Hayley Kitching

Personal information
- Born: 26 September 2004 (age 21)

Sport
- Sport: Athletics
- Event: Middle-distance running

= Hayley Kitching =

Australian middle-distance runner

Hayley Kitching (born 26 September 2004) is an Australian middle-distance runner.

==Early life==
Kitching is from Coffs Harbour in New South Wales, and attended Narranga Public School and Coffs Harbour Senior College. She was the Australian national champion in the Under-18 Girls 800 metres, as well as New South Wales champion over 800m and 1500 metres, although her junior running was interrupted by the Covid-19 pandemic. She later accepted a scholarship offer to study at Penn State University in the United States.

==Career==
Kitching won the Australian U20 title over 800 metres in Sydney in March 2022. She was subsequently selected for the 2022 World Athletics U20 Championships, where she placed seventh over 800 metres in Cali, Colombia, in August 2022.

In March 2024, Kitching placed fourth over 800 metres at the NCAA Indoor Championships. In June, Kitching finished fifth over 800 metres at the 2024 NCAA Outdoor Championships. In February 2025, Kitching signed a name, image and likeness (NIL) contract with Brooks Running.

Kitching was selected to represent Australia at the 2025 Summer World University Games in Germany, where she was a semi-finalist in the 800 metres.

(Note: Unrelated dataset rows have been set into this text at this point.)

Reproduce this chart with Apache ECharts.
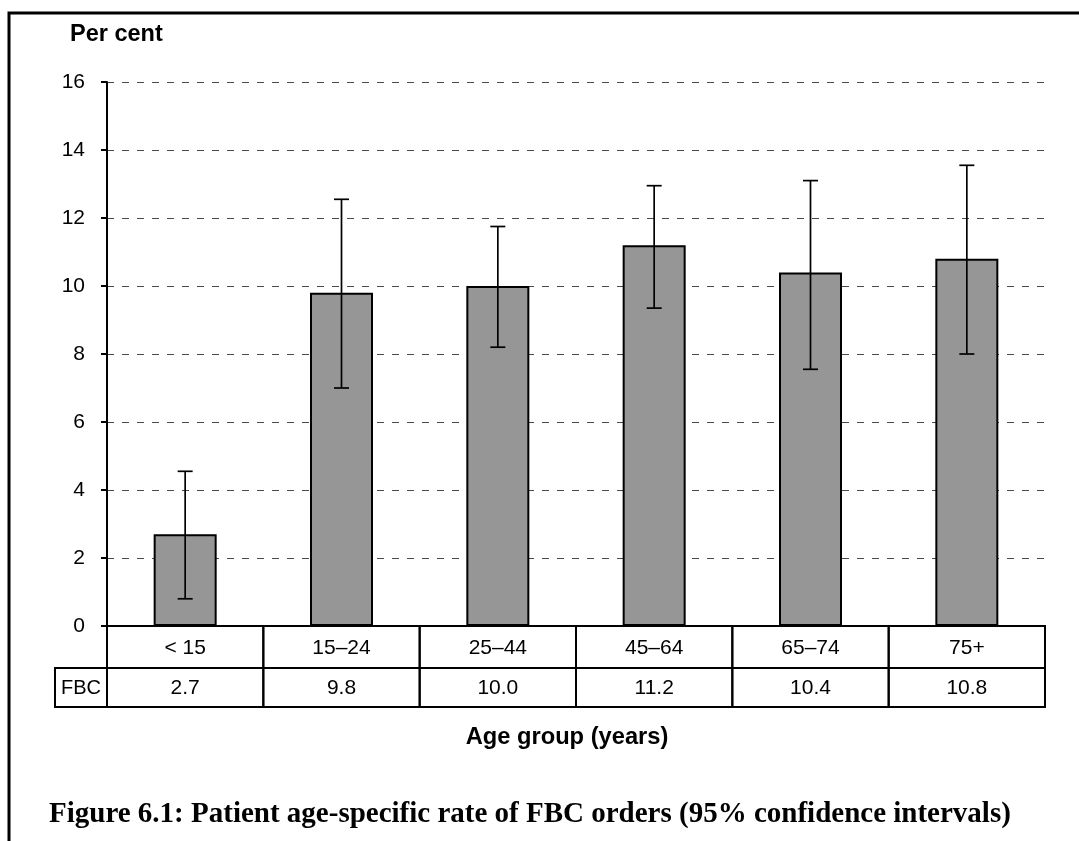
<!DOCTYPE html>
<html>
<head>
<meta charset="utf-8">
<script src="https://cdn.jsdelivr.net/npm/echarts@6/dist/echarts.min.js"></script>
<style>
  html, body { margin: 0; padding: 0; background: #fff; }
  #chart { width: 1079px; height: 841px; }
</style>
</head>
<body>
<div id="chart"></div>
<script>
// Age groups and FBC order rates (per cent) with 95% confidence limits
const categories = ['< 15', '15–24', '25–44', '45–64', '65–74', '75+'];
const fbcRate = [2.7, 9.8, 10.0, 11.2, 10.4, 10.8];
const ciLower = [0.8, 7.0, 8.2, 9.35, 7.55, 8.0];
const ciUpper = [4.55, 12.55, 11.75, 12.95, 13.1, 13.55];
const rowLabel = 'FBC';
const yMin = 0, yMax = 16, yStep = 2;

const SANS = '"Liberation Sans", Arial, sans-serif';
const SERIF = '"Liberation Serif", "Times New Roman", serif';
const LINE = 2;
const WHISKER = 1.7;
const ROW1 = 42, ROW2 = 39, LABEL_CELL = 52;

const chart = echarts.init(document.getElementById('chart'), null, { renderer: 'canvas' });

// Data table under the axis: one column per age group, plus the row label cell
function renderTable(params, api) {
  const i = api.value(0);
  const p = api.coord([i, yMin]);
  const bw = api.size([1, 0])[0];
  const x0 = p[0] - bw / 2, y0 = p[1];
  const cellStyle = { fill: 'none', stroke: '#000', lineWidth: LINE };
  const cellText = (txt, x, y, size) => ({
    type: 'text',
    style: { text: txt, x: x, y: y, align: 'center', verticalAlign: 'middle',
             font: size + 'px ' + SANS, fill: '#000' }
  });
  const children = [
    { type: 'rect', shape: { x: x0, y: y0, width: bw, height: ROW1 }, style: cellStyle },
    { type: 'rect', shape: { x: x0, y: y0 + ROW1, width: bw, height: ROW2 }, style: cellStyle },
    cellText(categories[i], p[0], y0 + ROW1 / 2 + 1, 21),
    cellText(fbcRate[i].toFixed(1), p[0], y0 + ROW1 + ROW2 / 2 + 1, 21)
  ];
  if (i === 0) {
    children.push(
      { type: 'rect', shape: { x: x0 - LABEL_CELL, y: y0 + ROW1, width: LABEL_CELL, height: ROW2 }, style: cellStyle },
      cellText(rowLabel, x0 - LABEL_CELL / 2, y0 + ROW1 + ROW2 / 2 + 1, 20)
    );
  }
  return { type: 'group', children: children };
}

// Confidence interval whiskers
function renderErrorBar(params, api) {
  const i = api.value(0);
  const lo = api.coord([i, api.value(1)]);
  const hi = api.coord([i, api.value(2)]);
  const cap = 7.5;
  const st = { stroke: '#000', lineWidth: WHISKER };
  return {
    type: 'group',
    children: [
      { type: 'line', shape: { x1: lo[0], y1: lo[1], x2: hi[0], y2: hi[1] }, style: st },
      { type: 'line', shape: { x1: hi[0] - cap, y1: hi[1], x2: hi[0] + cap, y2: hi[1] }, style: st },
      { type: 'line', shape: { x1: lo[0] - cap, y1: lo[1], x2: lo[0] + cap, y2: lo[1] }, style: st }
    ]
  };
}

chart.setOption({
  animation: false,
  backgroundColor: '#fff',
  grid: { left: 107, right: 34, top: 82, bottom: 215, containLabel: false },
  xAxis: {
    type: 'category',
    data: categories,
    axisLine: { show: true, lineStyle: { color: '#000', width: LINE } },
    axisTick: { show: false },
    axisLabel: { show: false },
    splitLine: { show: false }
  },
  yAxis: {
    type: 'value',
    min: yMin, max: yMax, interval: yStep,
    axisLine: { show: true, lineStyle: { color: '#000', width: LINE } },
    axisTick: { show: true, length: 6, lineStyle: { color: '#000', width: LINE } },
    axisLabel: { color: '#000', fontSize: 21, fontFamily: SANS, margin: 22 },
    splitLine: { show: true, lineStyle: { color: '#4a4a4a', width: 1.2, type: [7, 8] } }
  },
  series: [
    {
      type: 'bar',
      data: fbcRate,
      barWidth: 63,
      itemStyle: { color: '#969696', borderColor: '#000', borderWidth: LINE },
      z: 2
    },
    {
      type: 'custom',
      renderItem: renderErrorBar,
      data: categories.map((c, i) => [i, ciLower[i], ciUpper[i]]),
      z: 3
    },
    {
      type: 'custom',
      renderItem: renderTable,
      data: categories.map((c, i) => [i, yMin]),
      clip: false,
      z: 4
    }
  ],
  graphic: [
    { type: 'polyline', shape: { points: [[9, 841], [9, 13], [1079, 13]] },
      style: { stroke: '#000', lineWidth: 3, fill: 'none' } },
    { type: 'text', x: 70, y: 35,
      style: { text: 'Per cent', font: 'bold 23.5px ' + SANS, fill: '#000', verticalAlign: 'middle' } },
    { type: 'text', x: 567, y: 737,
      style: { text: 'Age group (years)', font: 'bold 23.7px ' + SANS, fill: '#000', align: 'center', verticalAlign: 'middle' } },
    { type: 'text', x: 49, y: 815,
      style: { text: 'Figure 6.1: Patient age-specific rate of FBC orders (95% confidence intervals)',
               font: 'bold 29px ' + SERIF, fill: '#000', verticalAlign: 'middle' } }
  ]
});
</script>
</body>
</html>
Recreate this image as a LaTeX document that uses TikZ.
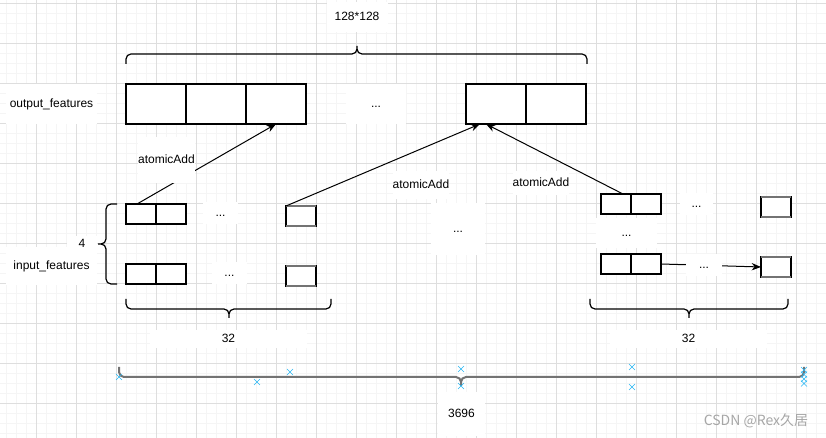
\documentclass[tikz,border=0pt]{standalone}
\usepackage{fontspec}
\setmainfont{Liberation Sans}
\newfontfamily\cjk{Noto Sans CJK SC}
\usetikzlibrary{positioning,arrows.meta,shapes.misc}
\definecolor{handleblue}{HTML}{29B6F2}
\definecolor{wmgray}{HTML}{A6A6A6}

\tikzset{
  cell/.style={draw, fill=white, line width=1pt, inner sep=0pt, outer sep=0pt, minimum width=45pt, minimum height=30pt},
  smallcell/.style={draw, fill=white, line width=1pt, inner sep=0pt, outer sep=0pt, minimum width=22.5pt, minimum height=15pt},
  tag/.style={fill=white, inner sep=0pt, font=\fontsize{9}{11}\selectfont, text height=6.5pt, text depth=1.9pt},
  feed/.style={line width=0.75pt, -{Stealth[length=7pt,width=5.5pt]}},
  bracket/.style={line width=0.9pt, rounded corners=3.75pt},
  edgegray/.style={line width=1.5pt, black!55},
  finegrid/.style={line width=0.75pt, black!4},
  majorgrid/.style={line width=0.75pt, black!13},
  handle/.style={draw=handleblue, cross out, line width=0.5pt, minimum size=4pt, inner sep=0pt},
}

\begin{document}
\begin{tikzpicture}[x=0.75pt, y=-0.75pt]
  % Canvas of the reference, in px (y grows downwards)
  \def\px{0.75pt}
  \useasboundingbox (0,0) rectangle (826,438);

  % Drawing the background grid (fine every 10px, major every 40px)
  \foreach \gx in {6.5,16.5,...,826} \draw[finegrid] (\gx,0) -- (\gx,438);
  \foreach \gy in {3.5,13.5,...,438} \draw[finegrid] (0,\gy) -- (826,\gy);
  \foreach \gx in {36.5,76.5,...,826} \draw[majorgrid] (\gx,0) -- (\gx,438);
  \foreach \gy in {3.5,43.5,...,438} \draw[majorgrid] (0,\gy) -- (826,\gy);

  % Drawing the braces
  \draw[bracket] (126,64) -- (126,54) -- (357,54) -- (357,46)
                 (587,64) -- (587,54) -- (357,54) -- (357,46);
  \draw[bracket] (117,204) -- (106,204) -- (106,244) -- (98,244)
                 (117,284) -- (106,284) -- (106,244) -- (98,244);
  \draw[bracket] (126,299) -- (126,309) -- (229,309) -- (229,318)
                 (331,299) -- (331,309) -- (229,309) -- (229,318);
  \draw[bracket] (590,299) -- (590,309) -- (689,309) -- (689,318)
                 (788,299) -- (788,309) -- (689,309) -- (689,318);
  \draw[bracket, black!55, line width=1.5pt]
                 (119,367) -- (119,377) -- (461,377) -- (461,386)
                 (804,367) -- (804,377) -- (461,377) -- (461,386);

  % Drawing the output_features cells
  \node[cell] (o1) at (156,104) {};
  \node[cell, right=0pt of o1] (o2) {};
  \node[cell, right=0pt of o2] (o3) {};
  \node[cell] (p1) at (496,104) {};
  \node[cell, right=0pt of p1] (p2) {};

  % Drawing the input_features cells
  \node[smallcell] (a1) at (141,214) {};
  \node[smallcell, right=0pt of a1] (a2) {};
  \node[smallcell] (as) at (301,216) {};
  \node[smallcell] (b1) at (141,274) {};
  \node[smallcell, right=0pt of b1] (b2) {};
  \node[smallcell] (bs) at (301,276) {};
  \node[smallcell] (c1) at (616,204) {};
  \node[smallcell, right=0pt of c1] (c2) {};
  \node[smallcell] (cs) at (776,207) {};
  \node[smallcell] (d1) at (616,264) {};
  \node[smallcell, right=0pt of d1] (d2) {};
  \node[smallcell] (ds) at (776,267) {};
  \foreach \n in {as,bs,cs,ds}
    \draw[edgegray] (\n.north west) -- (\n.north east) (\n.south west) -- (\n.south east);

  % Drawing the atomicAdd arrows
  \draw[feed] ([xshift=-3pt]a1.north) -- (o3.south);
  \draw[feed] (as.north west) -- ([xshift=-12pt]p1.south);
  \draw[feed] ([xshift=5.25pt]c1.north) -- ([xshift=-7.5pt]p1.south);
  \draw[feed] (d2.east) -- node[tag, pos=0.43, minimum width=36*\px, minimum height=22*\px] (dots6) {...} (ds.west);

  % Drawing the texts
  \node[tag, minimum width=61*\px, minimum height=30*\px] (size) at (357,17) {128*128};
  \node[tag, minimum width=91*\px, minimum height=40*\px] (outname) at (51.5,104) {output\_features};
  \node[tag, minimum width=60*\px, minimum height=40*\px] (dots1) at (376,104) {...};
  \node[tag, minimum width=41*\px, minimum height=46*\px] (add1) at (166.5,160) {atomicAdd};
  \node[tag, minimum width=52*\px, minimum height=28*\px] (add2) at (421,185) {atomicAdd};
  \node[tag, minimum width=53*\px, minimum height=24*\px] (add3) at (541,183) {atomicAdd};
  \node[tag, minimum width=54*\px, minimum height=52*\px] (dots2) at (458,229) {...};
  \node[tag, minimum width=61*\px, minimum height=30*\px] (dots3) at (626.5,233) {...};
  \node[tag, minimum width=35*\px, minimum height=22*\px] (dots4) at (220.5,213) {...};
  \node[tag, minimum width=35*\px, minimum height=22*\px] (dots5) at (229.5,273) {...};
  \node[tag, minimum width=33*\px, minimum height=22*\px] (dots7) at (696.5,204) {...};
  \node[tag, minimum width=30*\px, minimum height=15*\px] (rows) at (82,244) {4};
  \node[tag, minimum width=91*\px, minimum height=38*\px] (inname) at (51.5,266.5) {input\_features};
  \node[tag, minimum width=157*\px, minimum height=18*\px] (cols1) at (228.5,339) {32};
  \node[tag, minimum width=157*\px, minimum height=18*\px] (cols2) at (688.5,339) {32};
  \node[tag, minimum width=47*\px, minimum height=44*\px] (total) at (461.5,414) {3696};

  % Selection handles left in the screenshot
  \foreach \hx/\hy [count=\k] in {119/377, 257/382, 290/372, 461/369, 461/386, 632/367, 632/387,
                                  804/370, 804/374.5, 804/379, 804/383.5}
    \node[handle] (h\k) at (\hx,\hy) {};

  % Watermark
  \node[text=wmgray, font=\cjk\fontsize{10.5}{12}\selectfont] (mark) at (756,421) {CSDN @Rex久居};
\end{tikzpicture}
\end{document}
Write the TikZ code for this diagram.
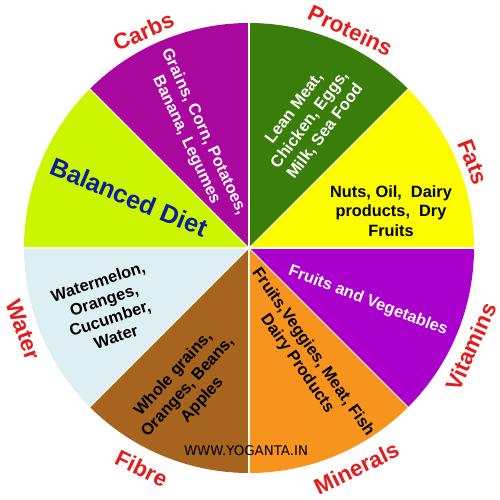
\documentclass[tikz,border=0pt]{standalone}
\usepackage{fontspec}
\setmainfont{Liberation Sans}
\newfontfamily\webfont{DejaVu Sans}

\definecolor{carbcol}{HTML}{A8089E}
\definecolor{protcol}{HTML}{3A7D0A}
\definecolor{fatcol}{HTML}{FCFC00}
\definecolor{vitcol}{HTML}{AA00CC}
\definecolor{mincol}{HTML}{F7941D}
\definecolor{fibcol}{HTML}{A6641E}
\definecolor{watcol}{HTML}{DDEFF2}
\definecolor{dietcol}{HTML}{CCF500}
\definecolor{labelred}{HTML}{E31B1B}
\definecolor{dietblue}{HTML}{0A1E9F}

\tikzset{
  group/.style={text=labelred, inner sep=0pt,
                font=\fontsize{12.8}{15}\selectfont\bfseries},
  food/.style={align=center, inner sep=0pt,
               font=\fontsize{9.3}{11}\selectfont\bfseries},
  divider/.style={draw=white!90!yellow, line width=0.6pt}
}

\begin{document}
\begin{tikzpicture}[x=0.2mm,y=0.2mm]
      \useasboundingbox (-249,-252) rectangle (251,248);

      % slices
      \foreach \a/\c in {0/fatcol, 45/protcol, 90/carbcol, 135/dietcol,
                         180/watcol, 225/fibcol, 270/mincol, 315/vitcol}
        \fill[\c] (0,0) -- (\a:225) arc[start angle=\a, end angle=\a+45,
                                         radius=225] -- cycle;
      \coordinate (O) at (0,0);
      \foreach \a in {0,45,...,315}
        \draw[divider] (O) -- (\a:225);

      % group names
      \node[group, rotate=24]   (carbs)    at (116:241)  {Carbs};
      \node[group, rotate=-25]  (proteins) at (65:240)   {Proteins};
      \node[group, rotate=-69]  (fats)     at (21:240)   {Fats};
      \node[group, rotate=66]   (vitamins) at (-24:243)  {Vitamins};
      \node[group, rotate=26]   (minerals) at (-64:245)  {Minerals};
      \node[group, rotate=-26]  (fibre)    at (-116:245) {Fibre};
      \node[group, rotate=-70]  (water)    at (-160:240) {Water};

      % foods
      \node[food, text=white, rotate=-65] (carbsfood) at (-54,112)
            {Grains, Corn, Potatoes,\\Banana, Legumes};
      \node[food, text=white, rotate=53] (protfood) at (61,128)
            {Lean Meat,\\Chicken, Eggs,\\Milk, Sea Food};
      \node[food] (fatfood) at (142,37)
            {Nuts, Oil,\ \ Dairy\\products,\ \ Dry\\Fruits};
      \node[food, text=white, rotate=-21] (vitfood) at (119,-53)
            {Fruits and Vegetables};
      \node[food, rotate=-55] (minfood) at (56,-110)
            {Fruits,Veggies, Meat, Fish\\Dairy Products};
      \node[food, rotate=48] (fibfood) at (-61,-139)
            {Whole grains,\\Oranges, Beans,\\Apples};
      \node[food, rotate=18] (watfood) at (-142,-61)
            {Watermelon,\\Oranges,\\Cucumber,\\Water};

      \node[text=dietblue, rotate=-22.5, inner sep=0pt,
            font=\fontsize{14.4}{16}\selectfont\bfseries] (diet) at (-120,51)
            {Balanced Diet};
      \node[inner sep=0pt, font=\webfont\fontsize{7.6}{9}\selectfont]
            (site) at (-3,-203) {WWW.YOGANTA.IN};
\end{tikzpicture}
\end{document}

Competing for Penn State in January 2026, Kitching broke Zoe Buckman's Australian 1000m indoor national record with a time of 2:38.45 at the Nittany Lion Challenge. The time also broke the NCAA collegiate record. That month, she broke the school record for 800 metres indoors running 2:00.01 at the Penn State National Open. The following month, Kitching broke the meet record for the 800 metres at the Washington Indoor Husky Classic, running 1:59.22 to finish ahead of Rosemary Longisa. In February, Kitching also set a meet record of 2:00.55 in winning the 800 metres at the Big Ten Indoor Championships. Competing on 13 March at the 2026 NCAA Indoor Championships, Kitching fell just before the bell of her 800 metres preliminary heat, and although she got up and ran a 28.42 final lap, the fastest of the day by more than a second, she was too far adrift to qualify for the final.

Kitching was selected for the 800 metres at the 2026 World Athletics Indoor Championships in Toruń, Poland, in March 2026. At the Championships in Toruń, Poland, she advanced to the final of the 800 m after running 2:00.99 in her heat and winning her semi-final in 2:00.06, before placing fifth in the final in 2:00.50. In May, at the NCAA East Regionals, Kitching ran 1:59.15 to win her heat and qualify for the NCAA Outdoor Nationals. On 11 June, she won her semi-final at the 2026 NCAA Outdoor Championships in 1:59.46. In the final on 13 June, she placed second in a time of 1:57.65, faster than Athing Mu's previous NCAA record to move to second on the NCAA all-time list behind race winner Sanu Jallow. Kitching ran 1:59.66 for the 800 metres at the 2026 Prefontaine Classic.